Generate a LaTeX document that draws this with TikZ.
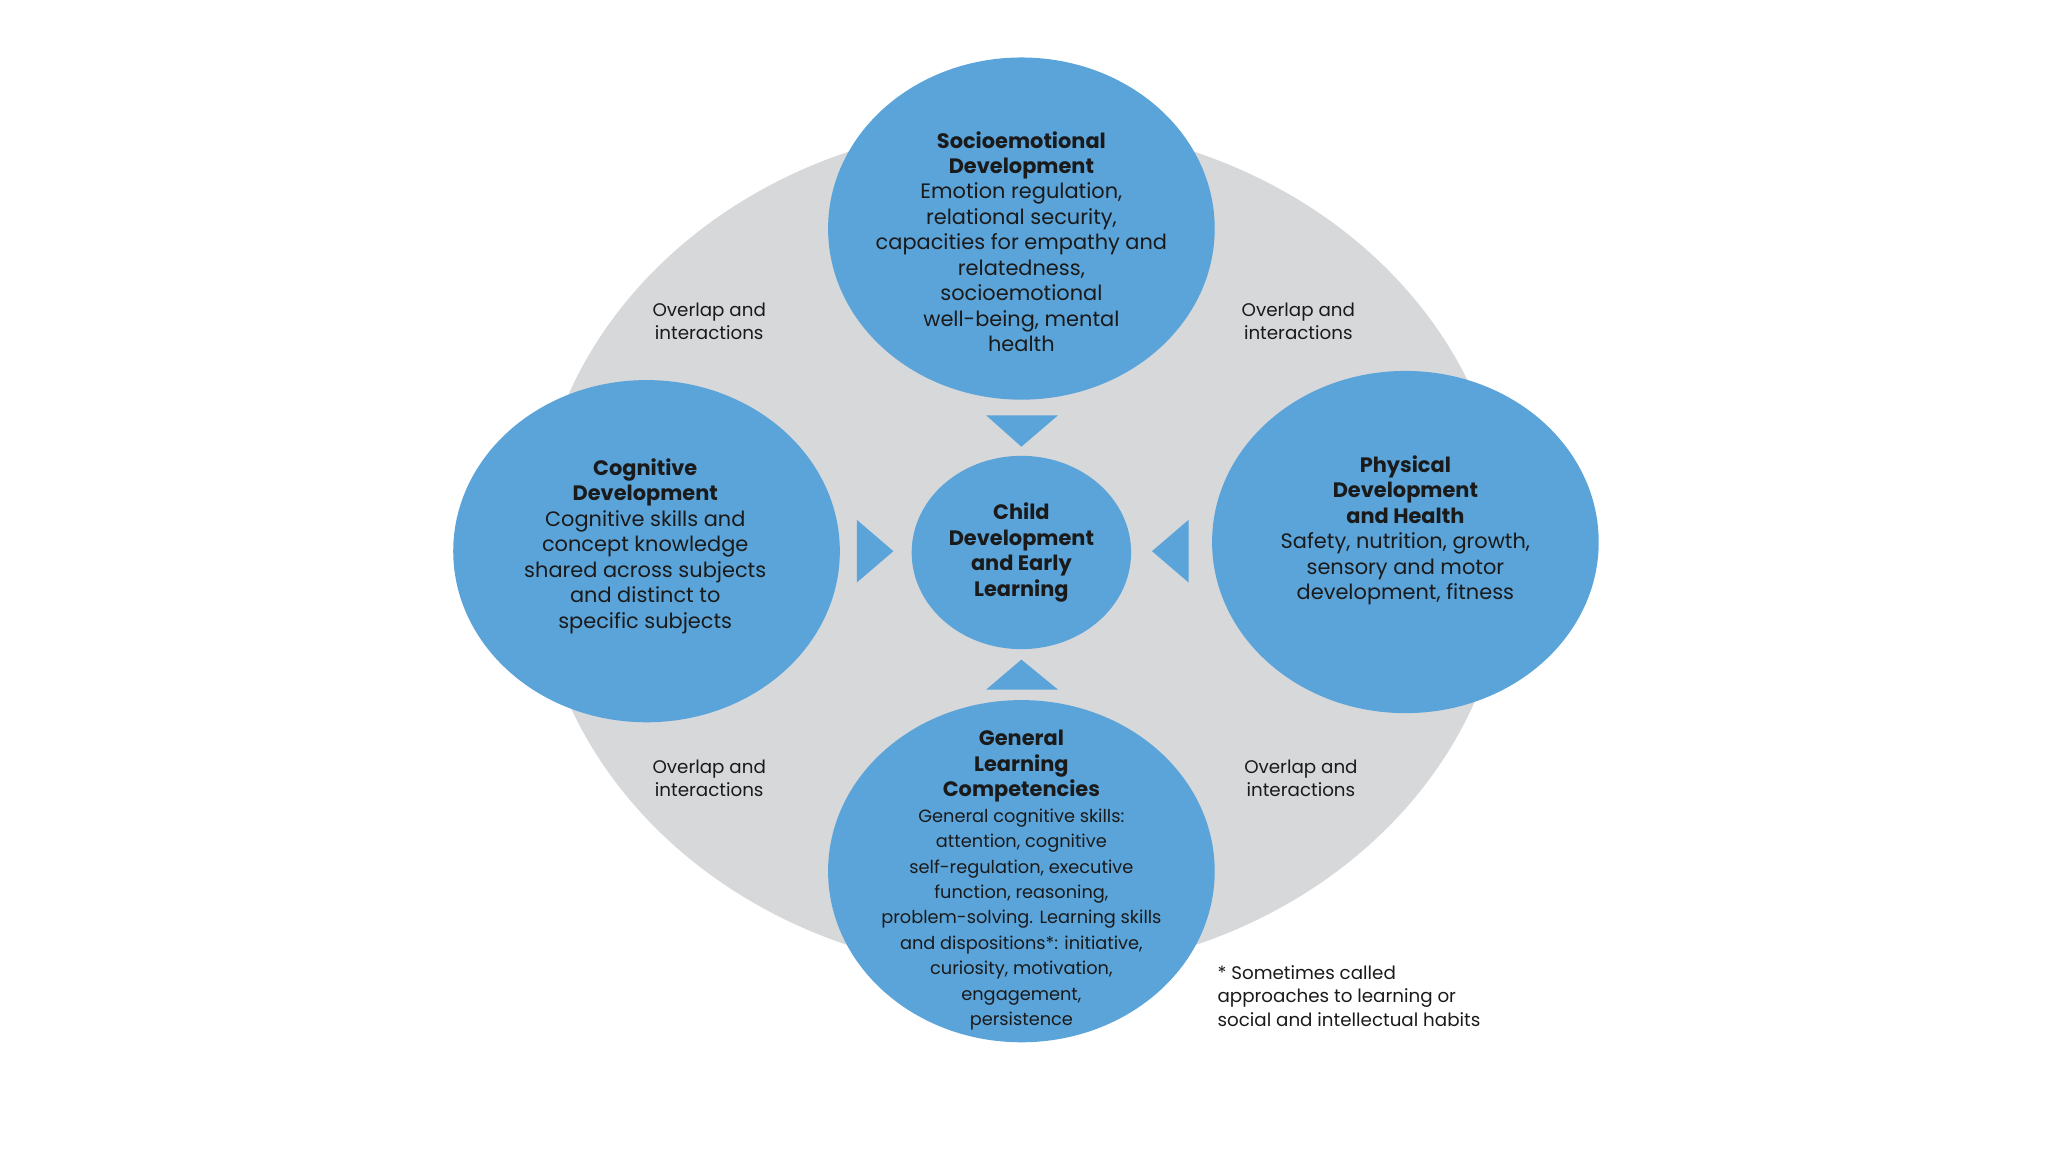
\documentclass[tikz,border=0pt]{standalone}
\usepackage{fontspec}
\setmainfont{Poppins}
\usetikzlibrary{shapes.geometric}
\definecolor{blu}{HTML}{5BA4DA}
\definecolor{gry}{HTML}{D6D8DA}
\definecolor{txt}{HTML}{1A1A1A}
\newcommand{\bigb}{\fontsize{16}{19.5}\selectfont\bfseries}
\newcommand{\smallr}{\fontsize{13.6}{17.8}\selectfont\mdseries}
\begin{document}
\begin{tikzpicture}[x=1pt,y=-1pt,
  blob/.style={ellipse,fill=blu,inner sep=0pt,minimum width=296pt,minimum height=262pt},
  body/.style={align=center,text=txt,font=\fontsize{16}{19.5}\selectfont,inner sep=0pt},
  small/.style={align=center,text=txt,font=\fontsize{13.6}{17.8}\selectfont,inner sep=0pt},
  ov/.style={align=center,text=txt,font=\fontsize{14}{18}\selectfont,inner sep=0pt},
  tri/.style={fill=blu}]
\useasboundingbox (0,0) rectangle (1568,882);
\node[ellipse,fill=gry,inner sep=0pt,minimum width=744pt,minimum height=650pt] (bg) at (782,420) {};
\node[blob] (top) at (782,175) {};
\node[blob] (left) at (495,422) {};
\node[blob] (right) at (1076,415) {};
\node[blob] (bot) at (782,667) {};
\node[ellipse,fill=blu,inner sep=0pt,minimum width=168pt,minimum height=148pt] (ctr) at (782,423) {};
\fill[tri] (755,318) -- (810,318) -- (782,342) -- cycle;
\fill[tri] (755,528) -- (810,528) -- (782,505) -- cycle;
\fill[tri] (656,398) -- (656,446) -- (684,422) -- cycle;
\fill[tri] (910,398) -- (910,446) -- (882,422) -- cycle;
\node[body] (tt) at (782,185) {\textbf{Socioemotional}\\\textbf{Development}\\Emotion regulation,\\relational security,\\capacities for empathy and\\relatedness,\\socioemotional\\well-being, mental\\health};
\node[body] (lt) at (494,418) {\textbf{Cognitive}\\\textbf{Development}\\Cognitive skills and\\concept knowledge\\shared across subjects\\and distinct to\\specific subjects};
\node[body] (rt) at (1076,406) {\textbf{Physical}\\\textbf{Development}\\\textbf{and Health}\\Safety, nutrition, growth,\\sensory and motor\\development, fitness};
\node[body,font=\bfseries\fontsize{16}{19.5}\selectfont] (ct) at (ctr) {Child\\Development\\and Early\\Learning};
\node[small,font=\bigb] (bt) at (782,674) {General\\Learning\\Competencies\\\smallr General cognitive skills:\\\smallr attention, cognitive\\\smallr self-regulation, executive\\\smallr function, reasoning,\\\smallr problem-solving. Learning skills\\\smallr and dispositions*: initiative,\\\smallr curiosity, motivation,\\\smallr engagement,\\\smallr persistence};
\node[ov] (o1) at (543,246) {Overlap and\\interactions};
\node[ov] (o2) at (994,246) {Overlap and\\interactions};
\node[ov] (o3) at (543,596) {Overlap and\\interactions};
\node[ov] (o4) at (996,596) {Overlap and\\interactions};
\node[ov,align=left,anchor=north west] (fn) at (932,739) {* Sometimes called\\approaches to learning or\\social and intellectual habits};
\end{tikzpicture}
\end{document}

________________________________________

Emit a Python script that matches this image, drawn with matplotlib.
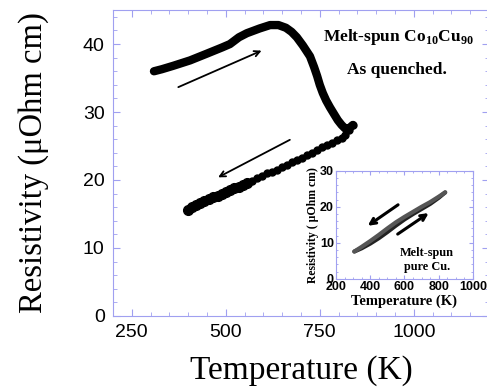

________________________________________

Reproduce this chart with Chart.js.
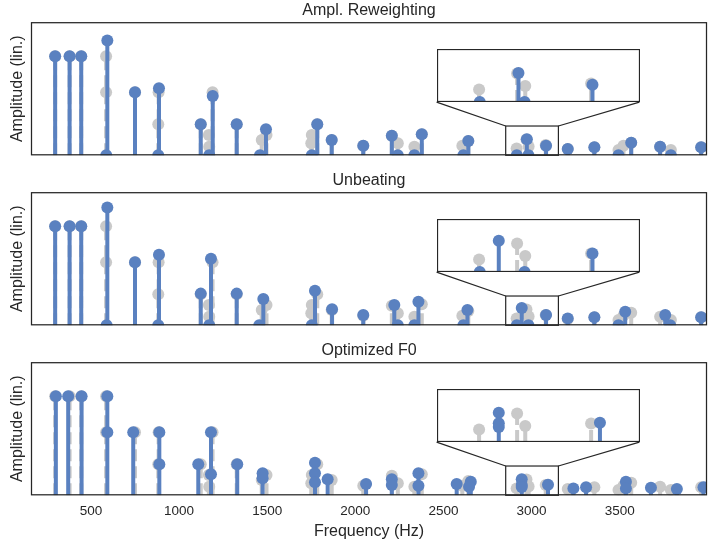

________________________________________

* **EXERCISE DIRECTIONS**
Search the material above for "this". Pull out each line where it shows up.

* **ANSWER TO THE TASK**
Generate a LaTeX document that draws this with TikZ.
Emit a Python script that matches this image, drawn with matplotlib.
Reproduce this chart with Chart.js.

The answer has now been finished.